1) "Beast Butler" not having any problems with working so closely with Deep South Democrats? Not being sarcastic at all, but did anything like this happened IRL?
Butler was pretty much of a Doughface. Butler voted 57 times for the nomination of Davis, and supported Breckinridge in the election. In early 1862, a Southern leader wrote that his presence in command (of the Army forces) meant the expedition against New Orleans was feigned - there was no way Republicans would ever give anyone like Butler such a chance at glory.
Stephen Douglas is dying, BTW...he didn't drop dead in mid-stride, he suffered a slow lingering death.
Douglas died of typhoid fever. He was perfectly healthy a month earlier.
"Back to Africa" movements were never more than a means to ship out Black Leaders out of the USA to Liberia.
So you're saying that Henry Clay, Supreme Court Justice Bushrod Washington, Daniel Webster, and James Monroe were all lying about their motives? The Colonization Society primarily concerned itself with free blacks, and there was a sense (expressed most frankly by John Randolph) that
free blacks were trouble. But there were others who saw in colonization a long-term solution to slavery. Also, many of the leaders (Clay in particular) saw interracial prejudice as deeply ingrained, and instinctive, that blacks would never get a fair deal in the U.S.
Not for nothing did they oppose teaching Blacks their three R's. You have an education, and you have upward mobility, which Southern Whites would not tolerate.
Under the Jim Crow system, there were schools for black children. Poorly funded, grossly inferior to schools for white children, but still tax-supported schools for black children. In South Carolina in the 1890s, "Pitchfork Ben" Tillman presided over revisions to the state constitution which allowed the final suppression of black voting. But it was also under Tillman that South Carolina established its first teachers' college for blacks.
Problem: The Fire-Eaters are very much in charge in the South, and they represent 80% of Southern Whites... This is the first time I have ever heard the use of this word Cooperationists. I'm not saying it wasn't used, but it doesn't seem to have survived. These people really were powerless in their own states. They were outnumbered 4:1 by the Fire-Eaters.
This is a gross exaggeration, even in the Deep South. Recent research has shown that in voting for delegates to the Georgia secession convention, just over 50% of the actual votes went to (conditional) Unionist delegates. (The secessionist majority was achieved by gerrymandering districts and cooking the returns.) In the November election, of 393,000 votes in the Deep South, only 220,000 (56%) went to Breckinridge - the other 44% to Bell and Douglas, whom the Fire-Eaters rejected.

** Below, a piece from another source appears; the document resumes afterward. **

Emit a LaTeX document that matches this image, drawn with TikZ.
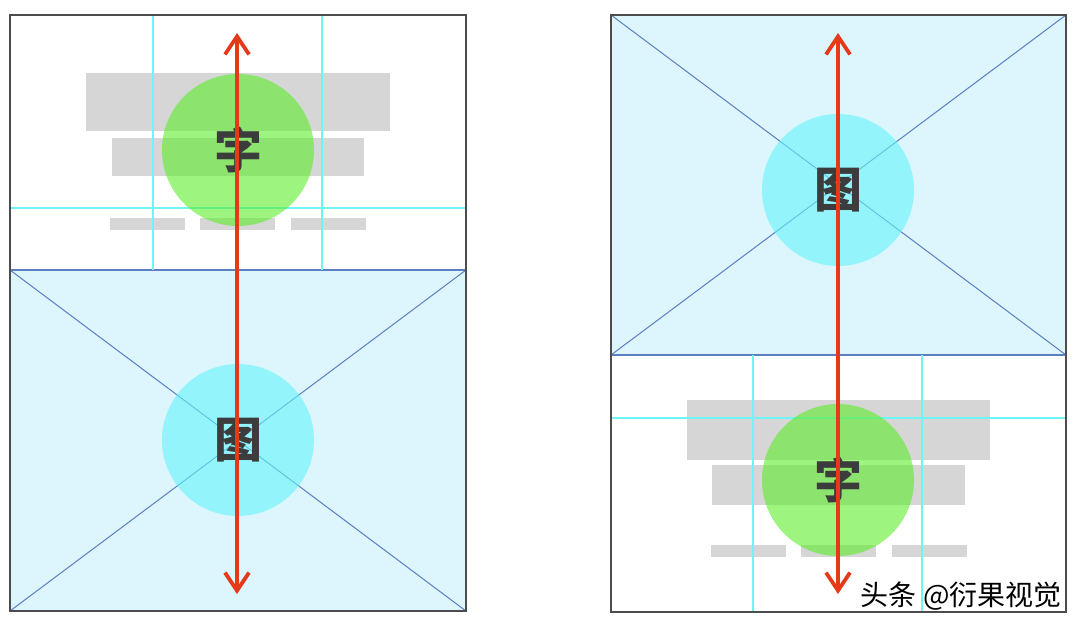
\documentclass[tikz,border=0pt]{standalone}
\usepackage{fontspec}
\newfontfamily\cjk{Noto Sans CJK SC}
\usetikzlibrary{positioning,calc,arrows.meta}
\definecolor{imgfill}{RGB}{221,245,253}
\definecolor{imgline}{RGB}{91,127,192}
\definecolor{guidecyan}{RGB}{110,245,245}
\definecolor{bargray}{RGB}{214,214,214}
\definecolor{zigreen}{RGB}{92,236,40}
\definecolor{tucyan}{RGB}{99,245,250}
\definecolor{arrred}{RGB}{229,57,26}
\definecolor{glyph}{RGB}{60,60,60}
\tikzset{pane/.style={draw=black!70,line width=0.6pt}  }
\tikzset{imgbox/.style={draw=imgline,fill=imgfill,line width=0.6pt}  }
\tikzset{diag/.style={draw=imgline,line width=0.5pt}  }
\tikzset{guide/.style={draw=guidecyan,line width=1pt}  }
\tikzset{bar/.style={fill=bargray}  }
\tikzset{zidot/.style={circle,fill=zigreen,fill opacity=0.6,text opacity=1,text=glyph,minimum size=76pt,inner sep=0pt,font=\cjk\bfseries\fontsize{24}{24}\selectfont}  }
\tikzset{tudot/.style={zidot,fill=tucyan}  }
\tikzset{updown/.style={draw=arrred,line width=1.9pt,{Straight Barb[length=9pt,width=12pt]}-{Straight Barb[length=9pt,width=12pt]}}  }

\begin{document}
\begin{tikzpicture}[x=0.5pt,y=-0.5pt]
	\useasboundingbox (0,0) rectangle (1080,627);
	% left panel: text above, picture below
	\draw[imgbox] (10,270) rectangle (466,611);
	\draw[diag] (10,270) -- (466,611) (466,270) -- (10,611);
	\fill[bar] (86,73) rectangle (390,131);
	\fill[bar] (112,138) rectangle (364,176);
	\foreach \x in {110,200,291}
		\fill[bar] (\x,218) rectangle ++(75,12);
	\draw[guide] (153,15) -- (153,270) (322,15) -- (322,270) (10,208) -- (466,208);
	\node[zidot] (zi1) at (238,150) {字};
	\node[tudot] (tu1) at (238,440) {图};
	\draw[pane] (10,15) rectangle (466,611);
		\coordinate (top1) at (237,33);
		\coordinate (bot1) at (237,594);
	\draw[updown] (top1) -- (bot1);
	% right panel: picture above, text below
	\draw[imgbox] (611,15) rectangle (1066,355);
	\draw[diag] (611,15) -- (1066,355) (1066,15) -- (611,355);
	\fill[bar] (687,400) rectangle (990,460);
	\fill[bar] (712,465) rectangle (965,505);
	\foreach \x in {711,801,892}
		\fill[bar] (\x,545) rectangle ++(75,12);
	\draw[guide] (753,355) -- (753,612) (922,355) -- (922,612) (611,418) -- (1066,418);
	\node[tudot] (tu2) at (838,190) {图};
	\node[zidot] (zi2) at (838,480) {字};
	\draw[pane] (611,15) rectangle (1066,612);
		\coordinate (top2) at (838,33);
		\coordinate (bot2) at (838,594);
	\draw[updown] (top2) -- (bot2);
	\node[anchor=east,inner sep=0pt,font=\cjk\fontsize{14}{14}\selectfont] (mark) at (1062,596) {头条 @衍果视觉};
\end{tikzpicture}
\end{document}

It was certainly not true in the Upper South, which strongly rejected the Fire-Eaters' program of immediate secession.
Tennessee voted against having a secession convention. Maryland's legislature voted 53-13 against a convention,
after Fort Sumter and the Baltimore riots. Missouri's convention rejected secession. Kentucky had no convention, was famously declared neutral by its governor, and ended by going with the Union.
2/3 of the delegates to the Virginia convention were conditional or strict Unionists. Only 66 of 191 voted for secession on April 4. The final vote was 136 for secession, 52 against (after 12 nays changed to yeas once the resolution had carried).
The Fire-Eaters had the whip hand, and stampeded the Deep South into secession, but their control was not so firm as claimed. One reason they pushed for immediate secession is because they expected their influence to ebb once Lincoln took office and there were no slave insurrections or abolitionist agents appointed U.S. Marshal.